Tips for Scrum Adoption
19 March 2014
A lot has been written regarding how to successfully deploy Scrum in teams and organizations. Of course, people do not seem to agree on what the key factors are for a smooth and successful deployment, and that is mainly because each person that achieved success had to tailor his way to the needs of his organization at a given moment in time. Rather than listing an extensive set of considerations, the aim for this article is to share four tips that, in my humble opinion, will help you walk toward Scrum adoption starting with the right foot.
Manage your expectations
Scrum is not a method for creating software. Scrum is not a lifecycle. Scrum is not a prescriptive set of practices and rules that need to be followed to be successful. Scrum is way beyond that. Scrum is a framework that needs to be tailored to fit your organization and project needs. Scrum rules are seamlessly straightforward, and the framework has very few components to be deployed. Scrum looks a lot like chess: The rules are simple, but playing it well is a very challenging task. You need to keep this in mind.
Scrum will not resolve the challenges that your organization faces on a daily basis, and will not be the silver bullet for your projects. Scrum will not do the heavy lifting for you.
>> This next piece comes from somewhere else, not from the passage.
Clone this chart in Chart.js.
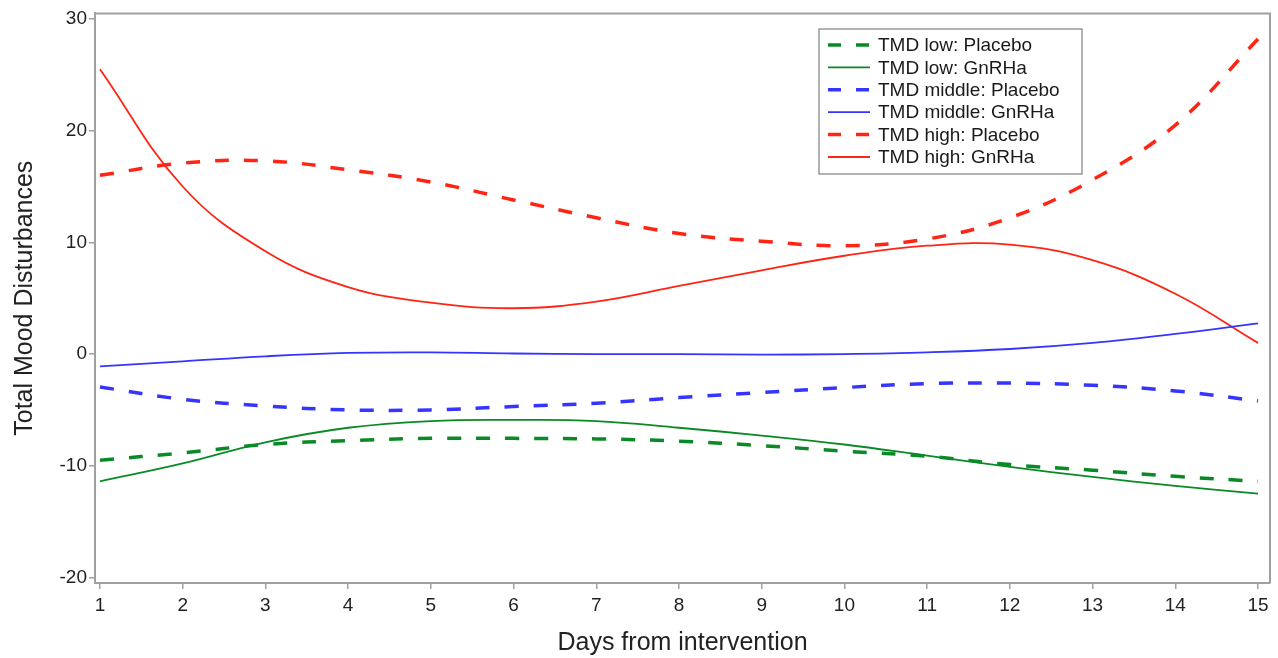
<!DOCTYPE html>
<html>
<head>
  <meta charset="utf-8">
  <title>Total Mood Disturbances</title>
  <style>
    html, body { margin: 0; padding: 0; background: #fff; }
    #wrap { width: 1278px; height: 658px; }
  </style>
</head>
<body>
  <div id="wrap"><canvas id="tmdChart"></canvas></div>

<script src="https://cdn.jsdelivr.net/npm/chart.js"></script>
<script>
    // values, one per day
    const days = [1, 2, 3, 4, 5, 6, 7, 8, 9, 10, 11, 12, 13, 14, 15];
    const lowPlacebo = [-9.5, -8.85, -8.1, -7.75, -7.55, -7.55, -7.6, -7.8, -8.2, -8.7, -9.15, -9.9, -10.4, -10.95, -11.4];
    const lowGnRHa = [-11.4, -9.8, -7.9, -6.6, -6.0, -5.9, -6.0, -6.6, -7.3, -8.1, -9.1, -10.1, -11.0, -11.8, -12.5];
    const middlePlacebo = [-2.95, -4.05, -4.65, -5.0, -5.0, -4.7, -4.4, -3.9, -3.45, -3.0, -2.65, -2.6, -2.8, -3.3, -4.2];
    const middleGnRHa = [-1.1, -0.65, -0.2, 0.1, 0.15, 0.05, 0.0, 0.0, -0.05, 0.0, 0.15, 0.45, 1.0, 1.8, 2.75];
    const highPlacebo = [16.0, 17.1, 17.3, 16.5, 15.4, 13.8, 12.2, 10.8, 10.1, 9.7, 10.3, 12.2, 15.6, 20.5, 28.2];
    const highGnRHa = [25.5, 15.0, 9.2, 6.0, 4.6, 4.1, 4.7, 6.1, 7.5, 8.8, 9.7, 9.8, 8.4, 5.4, 1.0];

    const xTicks = [1, 2, 3, 4, 5, 6, 7, 8, 9, 10, 11, 12, 13, 14, 15];
    const yTicks = [-20, -10, 0, 10, 20, 30];

    const green = '#0a8a26';
    const blue = '#3535ff';
    const red = '#ff2414';
    const frameColor = '#a0a0a0';
    const font = 'Liberation Sans, Arial, sans-serif';

    function series(label, values, color, dashed) {
        return {
            label: label,
            data: days.map((d, i) => ({ x: d, y: values[i] })),
            borderColor: color,
            backgroundColor: color,
            borderWidth: dashed ? 3.5 : 1.8,
            borderDash: dashed ? [14, 15] : [],
            pointRadius: 0,
            tension: 0.4,
            fill: false,
        };
    }

    // frame on top and right, plus the legend box inside the plot
    const framePlugin = {
        id: 'frame',
        afterDatasetsDraw(chart) {
            const ctx = chart.ctx;
            const a = chart.chartArea;
            ctx.save();
            ctx.strokeStyle = frameColor;
            ctx.lineWidth = 2;
            ctx.beginPath();
            ctx.moveTo(a.left, a.top);
            ctx.lineTo(a.right, a.top);
            ctx.lineTo(a.right, a.bottom);
            ctx.stroke();

            // legend
            const bx = 819, by = 29, bw = 263, bh = 145;
            ctx.fillStyle = '#fff';
            ctx.fillRect(bx, by, bw, bh);
            ctx.strokeStyle = '#808080';
            ctx.lineWidth = 1.2;
            ctx.strokeRect(bx, by, bw, bh);
            ctx.font = '19px ' + font;
            ctx.textBaseline = 'middle';
            chart.data.datasets.forEach((ds, i) => {
                const y = by + 16 + i * 22.4;
                ctx.strokeStyle = ds.borderColor;
                ctx.lineWidth = ds.borderDash.length ? 3.5 : 1.8;
                ctx.setLineDash(ds.borderDash.length ? [13, 15] : []);
                ctx.beginPath();
                ctx.moveTo(bx + 9, y);
                ctx.lineTo(bx + 51, y);
                ctx.stroke();
                ctx.setLineDash([]);
                ctx.fillStyle = '#1a1a1a';
                ctx.fillText(ds.label, bx + 59, y + 1);
            });
            ctx.restore();
        }
    };

    new Chart(document.getElementById('tmdChart'), {
        type: 'line',
        data: {
            datasets: [
                series('TMD low: Placebo', lowPlacebo, green, true),
                series('TMD low: GnRHa', lowGnRHa, green, false),
                series('TMD middle: Placebo', middlePlacebo, blue, true),
                series('TMD middle: GnRHa', middleGnRHa, blue, false),
                series('TMD high: Placebo', highPlacebo, red, true),
                series('TMD high: GnRHa', highGnRHa, red, false),
            ],
        },
        options: {
            responsive: true,
            maintainAspectRatio: false,
            animation: false,
            layout: { padding: { top: 8, right: 8, left: 0, bottom: 0 } },
            plugins: {
                legend: { display: false },
                tooltip: { enabled: false },
            },
            scales: {
                x: {
                    type: 'linear',
                    min: 0.94,
                    max: 15.145,
                    afterBuildTicks: (s) => { s.ticks = xTicks.map(v => ({ value: v })); },
                    afterFit: (s) => { s.height = 75; },
                    grid: { display: true, drawOnChartArea: false, drawTicks: true, tickLength: 6, color: frameColor, lineWidth: 1.5 },
                    border: { display: true, color: frameColor, width: 2 },
                    ticks: { color: '#222', font: { family: font, size: 19 }, padding: 5, maxRotation: 0 },
                    title: { display: true, text: 'Days from intervention', color: '#222', font: { family: font, size: 25 }, padding: { top: 0, bottom: 0 } },
                },
                y: {
                    min: -20.5,
                    max: 30.5,
                    afterBuildTicks: (s) => { s.ticks = yTicks.map(v => ({ value: v })); },
                    afterFit: (s) => { s.width = 95; },
                    grid: { display: true, drawOnChartArea: false, drawTicks: true, tickLength: 6, color: frameColor, lineWidth: 1.5 },
                    border: { display: true, color: frameColor, width: 2 },
                    ticks: { color: '#222', font: { family: font, size: 19 }, padding: 2 },
                    title: { display: true, text: 'Total Mood Disturbances', color: '#222', font: { family: font, size: 25 }, padding: { top: 10, bottom: 0 } },
                },
            },
        },
        plugins: [framePlugin],
    });
</script>
</body>
</html>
The purpose of Scrum is to reveal the challenges that are present in your organization and project. It will start the conversation around them and make sure they are visible to everyone in the room, so you can't argue that you are not aware of the problems. With that said, Scrum will not resolve those problems for you. The team will have to work hard on those issues in order for them to no longer be a concern for the team, and in doing so they might be able to leverage some good practices from the industry. But, at the end of the day, the team will find themselves doing the dirty work for themselves.
A matter of trust
The main change that needs to happen for any Scrum adoption is not related to engineering practices or the artifacts we use. Scrum recommends practices that have been available long before Agile values were written. Organizational culture is the area where most of the changes need to happen -- and you can't simply change a culture, you need to grow a new culture from inside the existing one. This is one of the reasons why some Scrum adoptions have failed in the past and will keep failing in the future.
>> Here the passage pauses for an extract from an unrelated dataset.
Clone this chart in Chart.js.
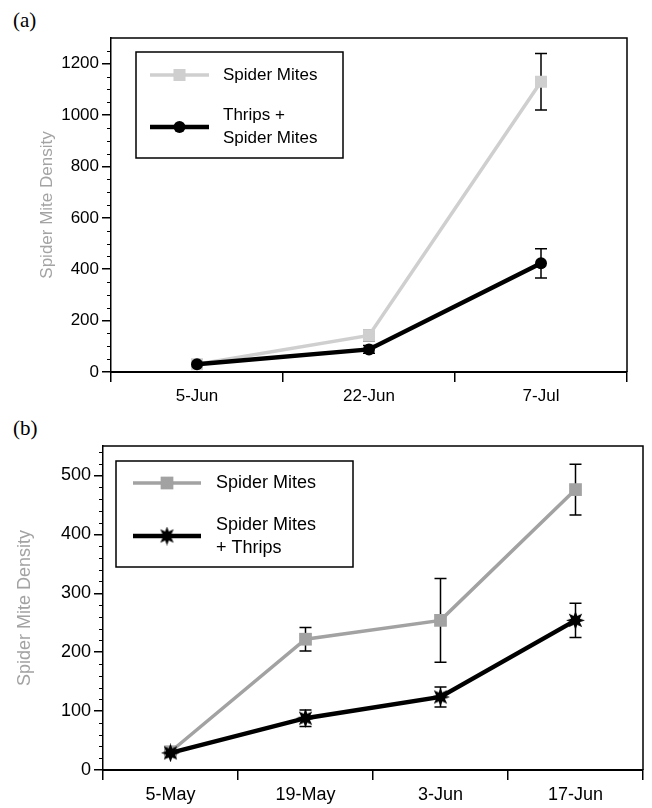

Change needs a starting point, and in this case that point is . . . you. In order for your team to leverage Scrum's benefits, you need to shift your focus. You need to own your tasks and your work. You need to speak up when something does not look good. You need to show the world that there's no place for micromanagement on your team. You need to show everyone, even the client, that you want to be a trusted partner, and that you can be trusted. This is one common topic across the whole Agile community: In order to be successful, you need to build trust relationships in all directions (with your peers, clients, reports, managers, etc.). Everywhere. The tricky thing about trust is that it can't be bought. Trust is earned, and in order to earn trust, we'll be pushed outside our comfort zone on a daily basis. If you're willing to take the leap, you will find out the benefits outweigh by far the cost of investment.
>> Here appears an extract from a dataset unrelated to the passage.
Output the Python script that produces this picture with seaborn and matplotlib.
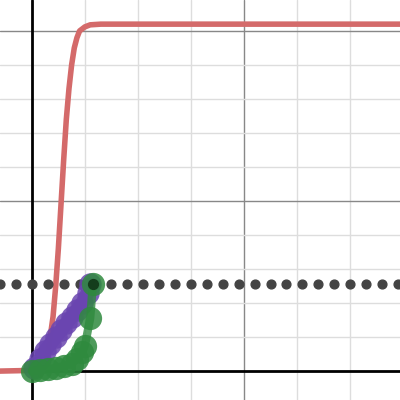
import numpy as np
import matplotlib.pyplot as plt
import seaborn as sns

sns.set_style("white")

# red curve (x, y)
red_x = [-0.6, 0.0, 0.2, 0.3, 0.4, 0.45, 0.5, 0.55, 0.6, 0.65, 0.7, 0.75, 0.8, 0.85, 0.9, 1.0, 1.1, 1.3, 1.6, 3.0, 7.0]
red_y = [0.0, 0.02, 0.1, 0.5, 1.6, 2.5, 3.6, 4.9, 6.2, 7.4, 8.3, 9.0, 9.5, 9.8, 10.0, 10.12, 10.18, 10.2, 10.2, 10.2, 10.2]

# dotted horizontal line
dot_x = np.arange(-0.6, 7.0, 0.3)
dot_y = [2.56] * len(dot_x)

# purple points
pur_x = [0.05, 0.15, 0.25, 0.35, 0.45, 0.55, 0.65, 0.75, 0.85, 0.95, 1.05, 1.1]
pur_y = [0.1, 0.35, 0.6, 0.8, 1.0, 1.2, 1.4, 1.6, 1.8, 2.0, 2.3, 2.55]

# green points
grn_x = [0.0, 0.15, 0.3, 0.45, 0.6, 0.75, 0.85, 0.95, 1.0, 1.1, 1.15]
grn_y = [0.0, 0.02, 0.05, 0.1, 0.15, 0.22, 0.35, 0.55, 0.75, 1.55, 2.55]

fig, ax = plt.subplots(figsize=(4, 4), dpi=100)
fig.subplots_adjust(0, 0, 1, 1)

for v in np.arange(1, 7):
    ax.axvline(v, color='#888888' if v == 4 else '#dddddd', lw=1, zorder=0)
for v in np.arange(1, 11):
    ax.axhline(v, color='#888888' if v in (5, 10) else '#dddddd', lw=1, zorder=0)
ax.axhline(0, color='black', lw=2, zorder=1)
ax.axvline(0, color='black', lw=2, zorder=1)

sns.lineplot(x=red_x, y=red_y, color='#d46a6a', lw=4, sort=False, ax=ax, zorder=2)
ax.scatter(dot_x, dot_y, s=40, color='#444444', zorder=3)
sns.lineplot(x=pur_x, y=pur_y, color='#6a45b0', lw=10, alpha=0.85, sort=False, ax=ax, zorder=4)
ax.scatter(pur_x, pur_y, s=260, color='#6a45b0', alpha=0.85, lw=0, zorder=4)
sns.lineplot(x=grn_x, y=grn_y, color='#2f8a3e', lw=6, alpha=0.8, sort=False, ax=ax, zorder=5)
ax.scatter(grn_x, grn_y, s=280, color='#2f8a3e', alpha=0.85, lw=0, zorder=5)
ax.scatter([grn_x[-1]], [grn_y[-1]], s=50, color='#143d1c', zorder=6)

ax.set_xlim(-0.6, 6.94)
ax.set_ylim(-0.85, 10.91)
ax.set_xticks([])
ax.set_yticks([])
for s in ax.spines.values():
    s.set_visible(False)

fig.savefig('out.png', dpi=100)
The concept of continuous improvement has been embedded in the very core of Agile software development. We all understand that people are not perfect, and that all of us can make mistakes that can have a negative impact in projects. As a healthy team, we all need to learn from each other and recognize that each of us brings a distinctive component to the project. The key about successful Scrum adoptions is the need for people to speak up when things can be improved, in order to deal with any challenges out in the open. We all understand that people do the best they can, based on the information and knowledge available for them at the time they make a decision. Unfortunately, great intentions are not a warranty for success. On the other hand, the ability to think about our own behavior, to reflect on how to do things better, and the courage to implement those changes as a team provide a very good success rate. There is plenty of evidence on this.
Enjoy the ride
Scrum will help you become a better team member, and it will also help the team become way more efficient than before. Not because of magic but, rather, by creating a platform that allows people to focus on the real problems at hand, removing unnecessary complexity from the equation. Some days this process can be challenging, and you will find yourself struggling with ways of making progress. It is during those times that you need to remember the reason why you are going through this process: Because you care. Because you know your team can be better, and you can have fun while still delivering incredible amounts of business value to your customers. Change can be fun, and it all depends on how you approach it.
You will find Scrum adoption to be a road that runs parallel to the changes in your organization. You are never done deploying Scrum; you can always be better. You can always have more fun.